Short problem
Word for word, transcribe the lines below and drop the pictures.

Data shown

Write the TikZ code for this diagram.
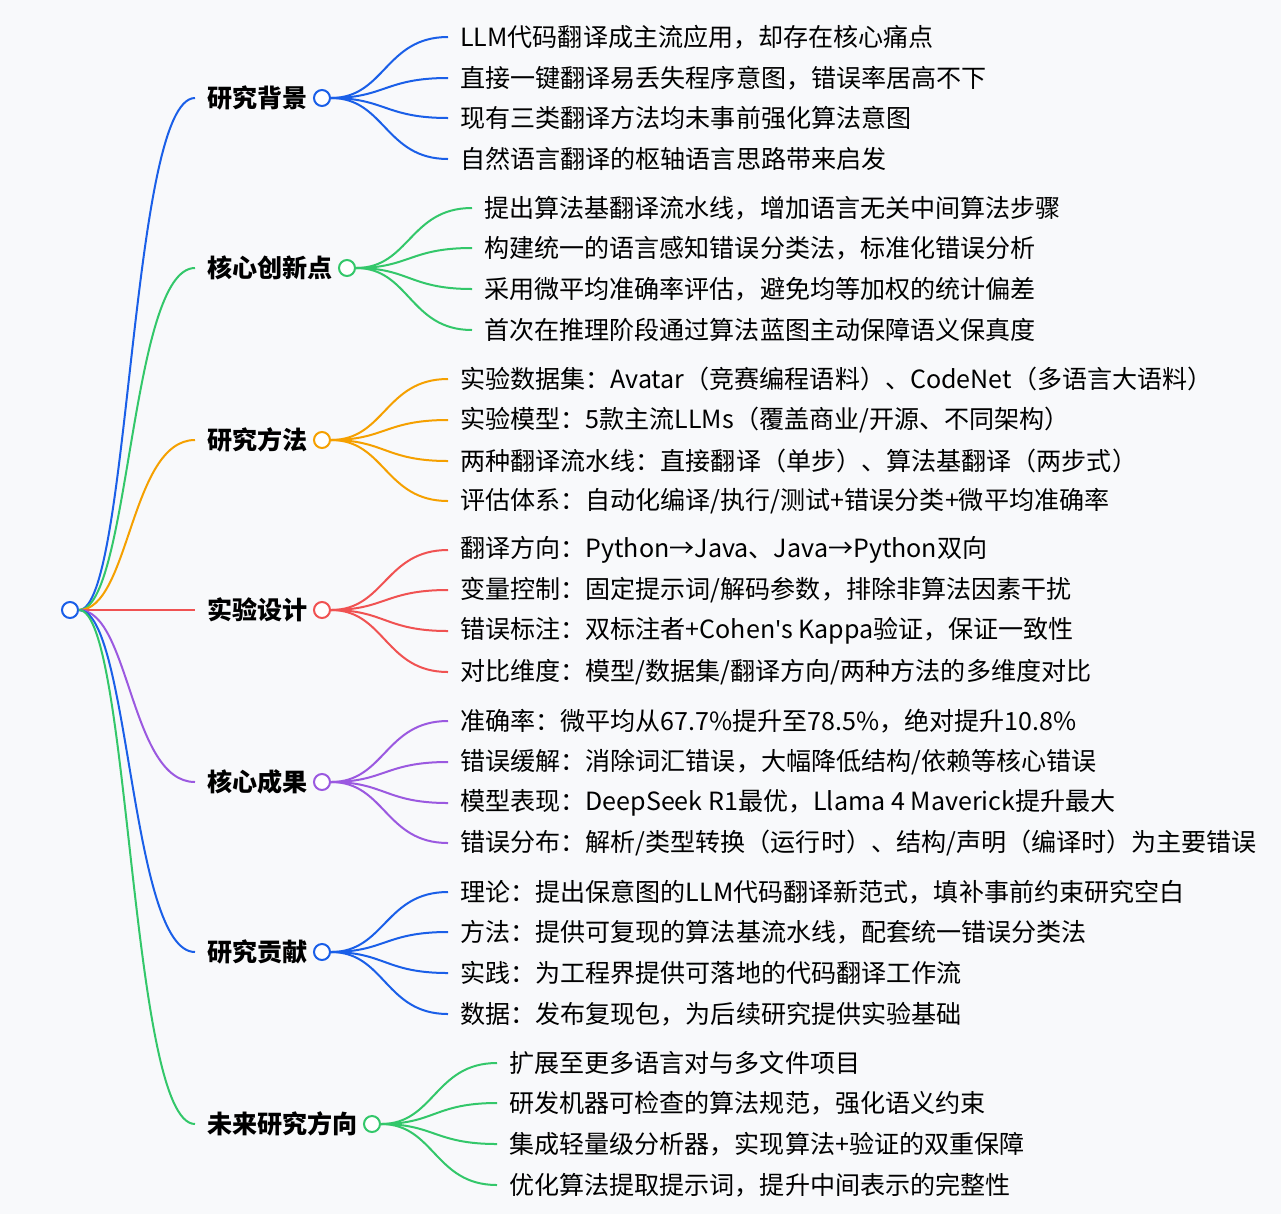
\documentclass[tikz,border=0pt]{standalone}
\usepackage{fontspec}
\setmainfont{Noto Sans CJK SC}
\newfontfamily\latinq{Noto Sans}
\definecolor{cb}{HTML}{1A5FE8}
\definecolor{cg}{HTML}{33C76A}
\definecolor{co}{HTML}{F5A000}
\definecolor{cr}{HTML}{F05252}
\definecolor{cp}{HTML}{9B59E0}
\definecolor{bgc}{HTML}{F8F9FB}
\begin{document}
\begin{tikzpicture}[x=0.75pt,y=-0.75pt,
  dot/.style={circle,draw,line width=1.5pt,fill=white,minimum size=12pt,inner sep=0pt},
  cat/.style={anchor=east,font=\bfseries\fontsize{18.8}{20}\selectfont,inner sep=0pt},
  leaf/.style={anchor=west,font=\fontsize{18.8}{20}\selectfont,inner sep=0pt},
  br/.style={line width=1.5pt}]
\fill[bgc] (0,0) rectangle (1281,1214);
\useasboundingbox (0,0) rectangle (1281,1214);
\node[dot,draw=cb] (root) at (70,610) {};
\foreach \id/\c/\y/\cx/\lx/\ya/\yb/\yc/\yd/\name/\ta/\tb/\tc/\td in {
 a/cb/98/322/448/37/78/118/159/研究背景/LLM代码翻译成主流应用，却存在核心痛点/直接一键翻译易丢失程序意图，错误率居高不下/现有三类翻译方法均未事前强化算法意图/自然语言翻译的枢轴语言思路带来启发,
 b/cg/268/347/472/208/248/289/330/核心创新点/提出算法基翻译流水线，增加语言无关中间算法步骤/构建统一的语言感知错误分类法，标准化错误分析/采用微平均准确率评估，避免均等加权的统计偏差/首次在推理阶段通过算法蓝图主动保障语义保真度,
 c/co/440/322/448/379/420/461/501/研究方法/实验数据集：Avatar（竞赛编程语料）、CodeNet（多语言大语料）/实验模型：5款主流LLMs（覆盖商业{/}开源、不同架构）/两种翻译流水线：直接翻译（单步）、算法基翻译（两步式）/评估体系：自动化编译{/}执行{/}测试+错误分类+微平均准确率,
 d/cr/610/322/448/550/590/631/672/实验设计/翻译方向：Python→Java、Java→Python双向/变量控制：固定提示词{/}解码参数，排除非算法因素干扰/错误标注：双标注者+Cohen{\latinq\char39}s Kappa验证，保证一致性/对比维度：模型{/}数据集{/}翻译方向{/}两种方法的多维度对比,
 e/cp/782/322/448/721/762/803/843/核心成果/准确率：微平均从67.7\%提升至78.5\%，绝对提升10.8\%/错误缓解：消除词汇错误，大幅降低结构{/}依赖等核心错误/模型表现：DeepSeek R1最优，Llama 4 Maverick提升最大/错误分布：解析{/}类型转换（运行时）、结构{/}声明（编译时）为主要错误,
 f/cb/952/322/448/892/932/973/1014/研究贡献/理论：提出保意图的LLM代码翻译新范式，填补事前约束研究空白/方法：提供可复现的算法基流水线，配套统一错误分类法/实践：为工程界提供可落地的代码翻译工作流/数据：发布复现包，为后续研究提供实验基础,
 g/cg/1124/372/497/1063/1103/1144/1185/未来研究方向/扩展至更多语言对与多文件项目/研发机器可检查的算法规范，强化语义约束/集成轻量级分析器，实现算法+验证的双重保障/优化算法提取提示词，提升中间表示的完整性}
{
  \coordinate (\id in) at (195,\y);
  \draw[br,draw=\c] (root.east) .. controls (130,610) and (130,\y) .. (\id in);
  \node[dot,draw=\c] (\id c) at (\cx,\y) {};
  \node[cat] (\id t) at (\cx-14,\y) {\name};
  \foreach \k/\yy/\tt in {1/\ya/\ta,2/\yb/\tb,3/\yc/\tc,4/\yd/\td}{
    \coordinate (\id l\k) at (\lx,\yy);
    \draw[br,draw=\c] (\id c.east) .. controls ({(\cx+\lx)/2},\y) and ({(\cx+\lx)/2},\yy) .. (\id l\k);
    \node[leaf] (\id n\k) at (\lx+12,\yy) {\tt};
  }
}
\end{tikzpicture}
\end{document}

Answer
Write the TikZ code for this diagram.
\documentclass[tikz,border=0pt]{standalone}
\usepackage{fontspec}
\setmainfont{Noto Sans CJK SC}
\newfontfamily\latinq{Noto Sans}
\definecolor{cb}{HTML}{1A5FE8}
\definecolor{cg}{HTML}{33C76A}
\definecolor{co}{HTML}{F5A000}
\definecolor{cr}{HTML}{F05252}
\definecolor{cp}{HTML}{9B59E0}
\definecolor{bgc}{HTML}{F8F9FB}
\begin{document}
\begin{tikzpicture}[x=0.75pt,y=-0.75pt,
  dot/.style={circle,draw,line width=1.5pt,fill=white,minimum size=12pt,inner sep=0pt},
  cat/.style={anchor=east,font=\bfseries\fontsize{18.8}{20}\selectfont,inner sep=0pt},
  leaf/.style={anchor=west,font=\fontsize{18.8}{20}\selectfont,inner sep=0pt},
  br/.style={line width=1.5pt}]
\fill[bgc] (0,0) rectangle (1281,1214);
\useasboundingbox (0,0) rectangle (1281,1214);
\node[dot,draw=cb] (root) at (70,610) {};
\foreach \id/\c/\y/\cx/\lx/\ya/\yb/\yc/\yd/\name/\ta/\tb/\tc/\td in {
 a/cb/98/322/448/37/78/118/159/研究背景/LLM代码翻译成主流应用，却存在核心痛点/直接一键翻译易丢失程序意图，错误率居高不下/现有三类翻译方法均未事前强化算法意图/自然语言翻译的枢轴语言思路带来启发,
 b/cg/268/347/472/208/248/289/330/核心创新点/提出算法基翻译流水线，增加语言无关中间算法步骤/构建统一的语言感知错误分类法，标准化错误分析/采用微平均准确率评估，避免均等加权的统计偏差/首次在推理阶段通过算法蓝图主动保障语义保真度,
 c/co/440/322/448/379/420/461/501/研究方法/实验数据集：Avatar（竞赛编程语料）、CodeNet（多语言大语料）/实验模型：5款主流LLMs（覆盖商业{/}开源、不同架构）/两种翻译流水线：直接翻译（单步）、算法基翻译（两步式）/评估体系：自动化编译{/}执行{/}测试+错误分类+微平均准确率,
 d/cr/610/322/448/550/590/631/672/实验设计/翻译方向：Python→Java、Java→Python双向/变量控制：固定提示词{/}解码参数，排除非算法因素干扰/错误标注：双标注者+Cohen{\latinq\char39}s Kappa验证，保证一致性/对比维度：模型{/}数据集{/}翻译方向{/}两种方法的多维度对比,
 e/cp/782/322/448/721/762/803/843/核心成果/准确率：微平均从67.7\%提升至78.5\%，绝对提升10.8\%/错误缓解：消除词汇错误，大幅降低结构{/}依赖等核心错误/模型表现：DeepSeek R1最优，Llama 4 Maverick提升最大/错误分布：解析{/}类型转换（运行时）、结构{/}声明（编译时）为主要错误,
 f/cb/952/322/448/892/932/973/1014/研究贡献/理论：提出保意图的LLM代码翻译新范式，填补事前约束研究空白/方法：提供可复现的算法基流水线，配套统一错误分类法/实践：为工程界提供可落地的代码翻译工作流/数据：发布复现包，为后续研究提供实验基础,
 g/cg/1124/372/497/1063/1103/1144/1185/未来研究方向/扩展至更多语言对与多文件项目/研发机器可检查的算法规范，强化语义约束/集成轻量级分析器，实现算法+验证的双重保障/优化算法提取提示词，提升中间表示的完整性}
{
  \coordinate (\id in) at (195,\y);
  \draw[br,draw=\c] (root.east) .. controls (130,610) and (130,\y) .. (\id in);
  \node[dot,draw=\c] (\id c) at (\cx,\y) {};
  \node[cat] (\id t) at (\cx-14,\y) {\name};
  \foreach \k/\yy/\tt in {1/\ya/\ta,2/\yb/\tb,3/\yc/\tc,4/\yd/\td}{
    \coordinate (\id l\k) at (\lx,\yy);
    \draw[br,draw=\c] (\id c.east) .. controls ({(\cx+\lx)/2},\y) and ({(\cx+\lx)/2},\yy) .. (\id l\k);
    \node[leaf] (\id n\k) at (\lx+12,\yy) {\tt};
  }
}
\end{tikzpicture}
\end{document}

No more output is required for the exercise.